2. Relevant equations
-log(H+)=pH
pH = pKa + log(salt/acid)

3. The attempt at a solution
I find the moles of the weak acid and strong base. After neutralization the strong base is left over. I find the concentration of the remaining moles of base. Then use -log(OH)=pOH. Then 14-pOH = pH. I keep getting 13.95. This is wrong, and I don't know how to get the right answer.

2. Jul 17, 2015

### epenguin

We'd really have to guess from the (lack of) information you give of your calculations. However my guess is you haven't taken account of the fact the acid is dibasic.

Anyway you are treating it like a stoichiometric calculation. It isn't, it's a calculation of an equilibrium, more exactly a pH-equilibrium, subject of the largest number of problems in this section of this site. You haven't used the relevant equation which you quote.

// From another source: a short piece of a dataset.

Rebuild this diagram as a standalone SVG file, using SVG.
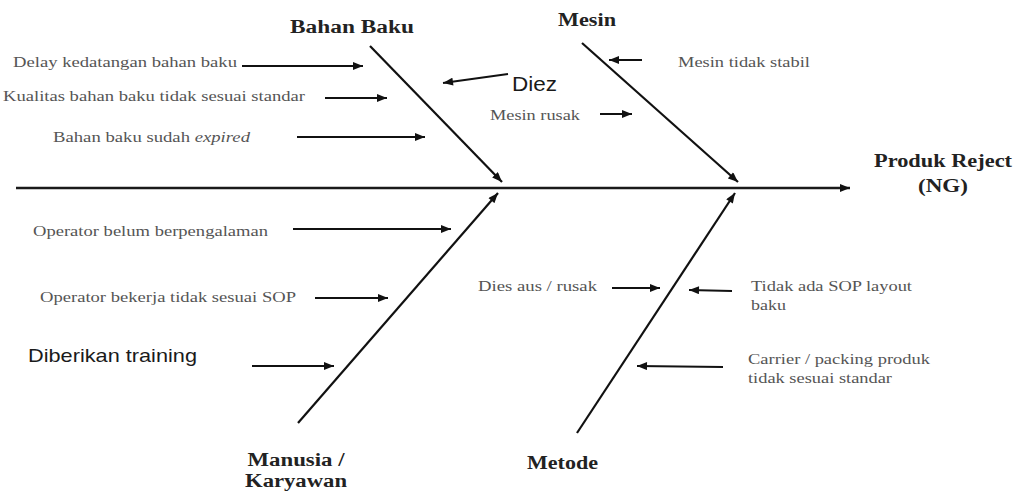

If there is no mistake in the question and given answer, since the pH is just above the pKa2 of 7, the number of moles of base added should be just over about 3/2 × moles of suphurous acid - the first deprotonation essentially complete and you have a bit less than half HSO3- and a bit over half SO32-. This question is really just about the equilibrium between those two species and H+ .

Last edited: Jul 17, 2015
3. Aug 6, 2015

### davev

How do I solve this problem in a way that would make sense given what I know at an introductory college chemistry level? Sorry, I just don't understand how to incorporate multiple Ka values even with the equation listed.

4. Aug 6, 2015

### Staff: Mentor

The difference between pKa values is so large (>3) you can safely assume first proton was completely neutralized before the neutralization of the second started. Then assume the neutralization of the second proton was stoichiometric, and use this information to find pH from the ratio of A2- and HA- concentrations.